You are viewing a plain text version of this content. The canonical link for it is here.
Posted to dev@hbase.apache.org by Himanshu Verma <hi...@gmail.com> on 2015/08/28 01:56:09 UTC
Optimizing LoadIncrementalHFiles.java
Hi,
I was looking at following method:
public void doBulkLoad(Path hfofDir, final Admin admin, Table table,
>
> RegionLocator regionLocator) throws TableNotFoundException,
> IOException {
>
We can optimize following part of this method:
353 ArrayList<String> familyNames = new
> ArrayList<String>(families.size());
>
> 354 for (HColumnDescriptor family : families) {
>
> 355 familyNames.add(family.getNameAsString());
>
> 356 }
>
> 357 ArrayList<String> unmatchedFamilies = new ArrayList<String>();
>
> 358 Iterator<LoadQueueItem> queueIter = queue.iterator();
>
> 359 while (queueIter.hasNext()) {
>
> 360 LoadQueueItem lqi = queueIter.next();
>
> 361 String familyNameInHFile = Bytes.toString(lqi.family);
>
> 362 if (!familyNames.contains(familyNameInHFile)) {
>
> 363 ¦ unmatchedFamilies.add(familyNameInHFile);
>
> 364 }
>
> 365 }
>
line 353 uses ArrayList data structure for familyNames and calls its
"contains" (line 362) method which is O(n). We can instead use HashSet, its
"contains" method is O(1).
It should increase performance in cases having large number of column
families.
This is my first time here, I can make this change if everything looks fine.
Regards,
Himanshu Verma
Re: Optimizing LoadIncrementalHFiles.java
Posted by Ted Yu <yu...@gmail.com>.
I looked at the code again.
When number of HFiles to be loaded times number of column families is a big
value, your suggestion may produce some speedup.
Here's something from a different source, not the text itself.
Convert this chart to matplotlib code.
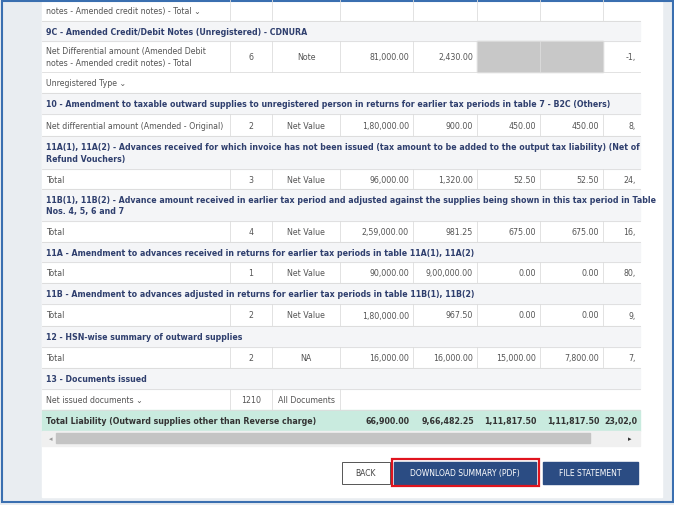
import matplotlib
matplotlib.use("Agg")
import matplotlib.pyplot as plt
from matplotlib.patches import Rectangle

# ---- data ----
headers = [
    "9C - Amended Credit/Debit Notes (Unregistered) - CDNURA",
    "10 - Amendment to taxable outward supplies to unregistered person in returns for earlier tax periods in table 7 - B2C (Others)",
    "11A(1), 11A(2) - Advances received for which invoice has not been issued (tax amount to be added to the output tax liability) (Net of\nRefund Vouchers)",
    "11B(1), 11B(2) - Advance amount received in earlier tax period and adjusted against the supplies being shown in this tax period in Table\nNos. 4, 5, 6 and 7",
    "11A - Amendment to advances received in returns for earlier tax periods in table 11A(1), 11A(2)",
    "11B - Amendment to advances adjusted in returns for earlier tax periods in table 11B(1), 11B(2)",
    "12 - HSN-wise summary of outward supplies",
    "13 - Documents issued",
]
row_labels = ["Net Differential amount (Amended Debit\nnotes - Amended credit notes) - Total",
              "Net differential amount (Amended - Original)", "Total", "Total", "Total", "Total", "Total",
              "Net issued documents \u2304"]
row_counts = ["6", "2", "3", "4", "1", "2", "2", "1210"]
row_types = ["Note", "Net Value", "Net Value", "Net Value", "Net Value", "Net Value", "NA", "All Documents"]
val_taxable = ["81,000.00", "1,80,000.00", "96,000.00", "2,59,000.00", "90,000.00", "1,80,000.00", "16,000.00", ""]
val_igst = ["2,430.00", "900.00", "1,320.00", "981.25", "9,00,000.00", "967.50", "16,000.00", ""]
val_cgst = ["", "450.00", "52.50", "675.00", "0.00", "0.00", "15,000.00", ""]
val_sgst = ["", "450.00", "52.50", "675.00", "0.00", "0.00", "7,800.00", ""]
val_cess = ["-1,", "8,", "24,", "16,", "80,", "9,", "7,", ""]
total_label = "Total Liability (Outward supplies other than Reverse charge)"
total_vals = ["66,900.00", "9,66,482.25", "1,11,817.50", "1,11,817.50", "23,02,0"]
buttons = ["BACK", "DOWNLOAD SUMMARY (PDF)", "FILE STATEMENT"]

W, H = 674, 506
fig = plt.figure(figsize=(W/100, H/100), dpi=100)
ax = fig.add_axes([0, 0, 1, 1])
ax.set_xlim(0, W); ax.set_ylim(H, 0); ax.axis("off")

NAVY = "#2f3f6e"; GREY_T = "#555555"; LINE = "#dddddd"; FS = 5.7
ax.add_patch(Rectangle((0, 0), W, H, color="#e9edf1"))
ax.add_patch(Rectangle((42, 0), 620, 498, color="white"))
ax.add_patch(Rectangle((1.5, 1.5), W-3, H-5, fill=False, ec="#3a6fb0", lw=1.5))

TL, TR = 42, 640
clip = Rectangle((TL, 0), TR-TL, H, transform=ax.transData)
cols = [42, 230, 272, 340, 413, 477, 540, 603, 640]

def txt(x, y, s, **kw):
    t = ax.text(x, y, s, fontsize=kw.pop("fs", FS), va="center", **kw)
    t.set_clip_path(clip)
    return t

def hline(y):
    ax.plot([TL, TR], [y, y], color=LINE, lw=0.6)

def data_row(y0, y1, lab, cnt, typ, vals, grey=(), vlast=True):
    ncols = cols if vlast else cols[:4]
    for x in ncols[1:-1] if vlast else ncols[1:]:
        ax.plot([x, x], [y0, y1], color=LINE, lw=0.6)
    for i in grey:
        ax.add_patch(Rectangle((cols[3+i], y0), cols[4+i]-cols[3+i], y1-y0, color="#c8c8c8"))
    ym = (y0+y1)/2
    txt(46, ym, lab, color=GREY_T, linespacing=1.4)
    txt((cols[1]+cols[2])/2, ym, cnt, color=GREY_T, ha="center")
    txt((cols[2]+cols[3])/2, ym, typ, color=GREY_T, ha="center")
    for i, v in enumerate(vals):
        if v:
            txt(cols[4+i]-4, ym, v, color=GREY_T, ha="right")
    hline(y1)

data_row(0, 22, "notes - Amended credit notes) - Total \u2304", "", "", [])
hr = [(22, 42), (94, 115), (137, 170), (190, 222), (243, 263), (284, 305), (327, 348), (369, 390)]
dr = [(42, 73), (115, 137), (170, 190), (222, 243), (263, 284), (305, 327), (348, 369), (390, 411)]
for i, ((a, b), (c, d)) in enumerate(zip(hr, dr)):
    ax.add_patch(Rectangle((TL, a), TR-TL, b-a, color="#f4f5f7"))
    txt(46, (a+b)/2, headers[i], color=NAVY, fontweight="bold", linespacing=1.4)
    hline(a); hline(b)
    vals = [val_taxable[i], val_igst[i], val_cgst[i], val_sgst[i], val_cess[i]]
    data_row(c, d, row_labels[i], row_counts[i], row_types[i], vals,
             grey=(2, 3) if i == 0 else (), vlast=(i != 7))
txt(46, 83.5, "Unregistered Type \u2304", color=GREY_T); hline(94)
ax.add_patch(Rectangle((TL, 411), TR-TL, 21, color="#c9ebdf"))
txt(46, 421.5, total_label, color="#333333", fontweight="bold")
for i, v in enumerate(total_vals):
    txt(cols[4+i]-3, 421.5, v, color="#333333", fontweight="bold", ha="right")
ax.add_patch(Rectangle((TL, 432), TR-TL, 15, color="#f0f0f0"))
ax.add_patch(Rectangle((56, 434), 534, 10, color="#c4c4c4"))
txt(49, 439.5, "\u25c2", color="#999999", fs=5); txt(628, 439.5, "\u25b8", color="#333333", fs=5)
ax.add_patch(Rectangle((342, 463), 48, 22, fc="white", ec="#555555", lw=0.7))
ax.text(366, 474, buttons[0], fontsize=5.5, ha="center", va="center", color="#444444")
ax.add_patch(Rectangle((394, 463), 142, 22, color="#2b4c83"))
ax.text(465, 474, buttons[1], fontsize=5.5, ha="center", va="center", color="white")
ax.add_patch(Rectangle((391.5, 459.5), 147, 27, fill=False, ec="#e0141e", lw=1.6))
ax.add_patch(Rectangle((543, 463), 95, 22, color="#2b4c83"))
ax.text(590.5, 474, buttons[2], fontsize=5.5, ha="center", va="center", color="white")

fig.savefig("out.png", dpi=100)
If you have access to a
cluster, you can measure potential savings in your approach.
Cheers
On Thu, Aug 27, 2015 at 5:08 PM, Ted Yu <yu...@gmail.com> wrote:
> At roughly how many column families would this change show performance
> boost ?
>
> Cheers
>
>
>
> > On Aug 27, 2015, at 4:56 PM, Himanshu Verma <hi...@gmail.com>
> wrote:
> >
> > Hi,
> >
> > I was looking at following method:
> >
> > public void doBulkLoad(Path hfofDir, final Admin admin, Table table,
> >>
> >> RegionLocator regionLocator) throws TableNotFoundException,
> >> IOException {
> >
> >
> >
> > We can optimize following part of this method:
> >
> > 353 ArrayList<String> familyNames = new
> >> ArrayList<String>(families.size());
> >>
> >> 354 for (HColumnDescriptor family : families) {
> >>
> >> 355 familyNames.add(family.getNameAsString());
> >>
> >> 356 }
> >>
> >> 357 ArrayList<String> unmatchedFamilies = new ArrayList<String>();
> >>
> >> 358 Iterator<LoadQueueItem> queueIter = queue.iterator();
> >>
> >> 359 while (queueIter.hasNext()) {
> >>
> >> 360 LoadQueueItem lqi = queueIter.next();
> >>
> >> 361 String familyNameInHFile = Bytes.toString(lqi.family);
> >>
> >> 362 if (!familyNames.contains(familyNameInHFile)) {
> >>
> >> 363 ¦ unmatchedFamilies.add(familyNameInHFile);
> >>
> >> 364 }
> >>
> >> 365 }
> >
> > line 353 uses ArrayList data structure for familyNames and calls its
> > "contains" (line 362) method which is O(n). We can instead use HashSet,
> its
> > "contains" method is O(1).
> >
> > It should increase performance in cases having large number of column
> > families.
> >
> > This is my first time here, I can make this change if everything looks
> fine.
> >
> > Regards,
> > Himanshu Verma
>
Re: Optimizing LoadIncrementalHFiles.java
Posted by Ted Yu <yu...@gmail.com>.
At roughly how many column families would this change show performance boost ?
Cheers
> On Aug 27, 2015, at 4:56 PM, Himanshu Verma <hi...@gmail.com> wrote:
>
> Hi,
>
> I was looking at following method:
>
> public void doBulkLoad(Path hfofDir, final Admin admin, Table table,
>>
>> RegionLocator regionLocator) throws TableNotFoundException,
>> IOException {
>
>
>
> We can optimize following part of this method:
>
> 353 ArrayList<String> familyNames = new
>> ArrayList<String>(families.size());
>>
>> 354 for (HColumnDescriptor family : families) {
>>
>> 355 familyNames.add(family.getNameAsString());
>>
>> 356 }
>>
>> 357 ArrayList<String> unmatchedFamilies = new ArrayList<String>();
>>
>> 358 Iterator<LoadQueueItem> queueIter = queue.iterator();
>>
>> 359 while (queueIter.hasNext()) {
>>
>> 360 LoadQueueItem lqi = queueIter.next();
>>
>> 361 String familyNameInHFile = Bytes.toString(lqi.family);
>>
>> 362 if (!familyNames.contains(familyNameInHFile)) {
>>
>> 363 ¦ unmatchedFamilies.add(familyNameInHFile);
>>
>> 364 }
>>
>> 365 }
>
> line 353 uses ArrayList data structure for familyNames and calls its
> "contains" (line 362) method which is O(n). We can instead use HashSet, its
> "contains" method is O(1).
>
> It should increase performance in cases having large number of column
> families.
>
> This is my first time here, I can make this change if everything looks fine.
>
> Regards,
> Himanshu Verma